Amor a la sombra de una muralla. Yo creo que son dos personas las que perciben una gran emoción frente a una muralla; las primeras son los abogados y escribanos. La idea le pertenece a Anatole France. Si no me equivoco, Anatole en El anillo de Amatistas hace que un procurador, que había permanecido impasible frente a todas las bellezas que encerraba un castillo, se emocionara midiendo el espesor de una muralla. La seca alma curialesca del individuo, alma pasada por todas las cribas de la ley y exprimida por todas las prensas de los superiores tribunales, se enternece y dulcifica frente a la muralla, cuyo grosor helado garantiza el poder de la ley.

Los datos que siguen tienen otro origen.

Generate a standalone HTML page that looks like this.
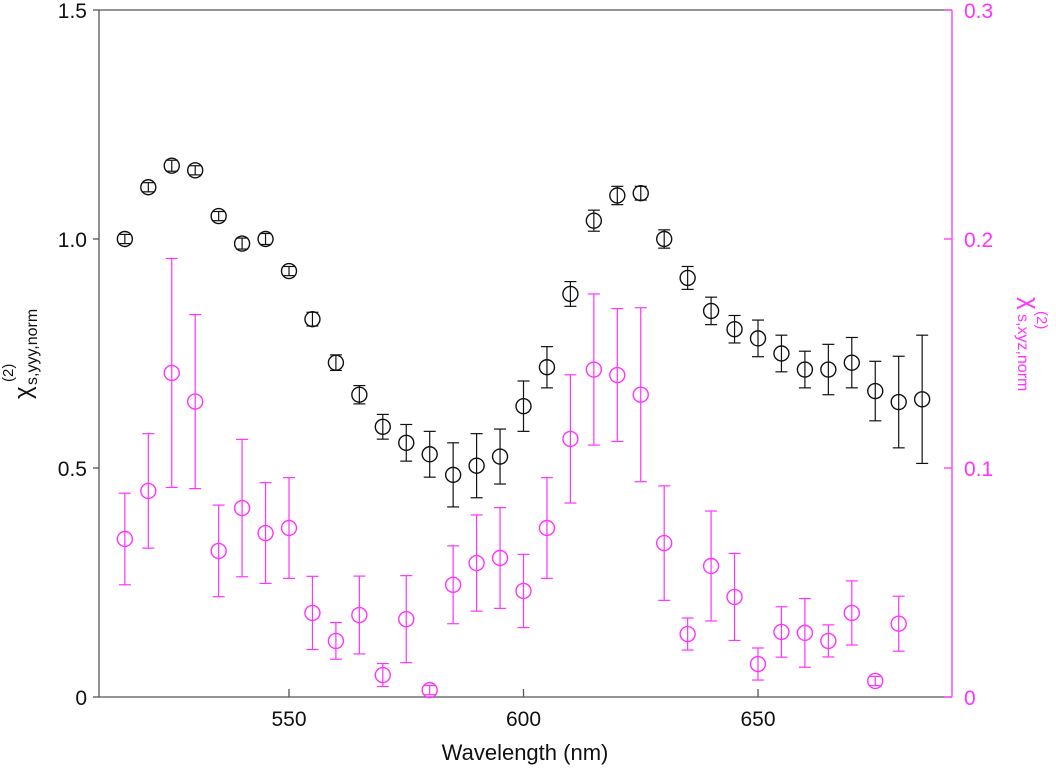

Y los segundos que aman las murallas, son los enamorados. Aquellos que no tienen una moneda para meterse en una confitería o en otra parte. Porque los barrios que tienen esas franjas de murallas son solitarios, se prestan a todo los concurrentes de esa soledad necesitan.

Claro está que es más poético un árbol. Pero a falta de pan, buenas son tortas. Y la ventaja de los paredones de la Penitenciaría consiste en que están arbolados al frente. ¿Qué más pueden pedir los que sienten el horror de la luz y de las miradas indiscretas?

Además es, quizá, la única utilidad que prestan las murallas. Si no sirvieran para eso, habría que demolerlas por antiestéticas, por todos los horribles pensamientos que sugieren, por toda la tristeza que infiltran en el alma de los desdichados que caminan a su lado en las horas calurosas. Es, quizá, para lo único que sirven. Para proteger el amor de pobre gente, el amor que no tiene salas ni pianos y que se alimenta de una única realidad: el momento presente.

Salir y entrar

Me gusta el pensamiento de este guardiacárcel, que debe ser casado:

Los que están entre cuatro paredes ansían la libertad, los que están afuera buscan de meterse entre las cuatro paredes. (Amigo, usted no merecía ser guardiacárcel.) ¡Qué humanidad! El que está adentro quiere salir, el que está afuera quiere entrar. Así es el hombre. Y fíjese qué cosa curiosa ocurre con el gato. El gato, cuando una puerta está abierta, coloca medio cuerpo afuera y medio adentro. Y no se sabe si quiere entrar o salir. El hombre, mucho menos prudente que el gato, toma siempre una actitud determinada. Y tomada quiere anularla. En realidad, filosóficamente conversando, el hombre es un animalito que nunca sabe lo que quiere o lo que no quiere. Si le dan lo que pide, lo desprecia; si se lo niegan, llora; y, en realidad, se pasa la vida entre estos dos tormentos, queriendo entrar, si está afuera, queriendo salir, si está adentro, y desesperándose siempre que ha conseguido lo que se proponía con su voluntad.

Y aunque el problema parezca simple, no lo es. Tan graves enigmas encierra, que un señor escritor, el conde de Tolstoy, escribió a este propósito qué debe hacerse. Si usted me pide que le conteste a la anotada pregunta le contestaré: Cierre los ojos y tírese al foso.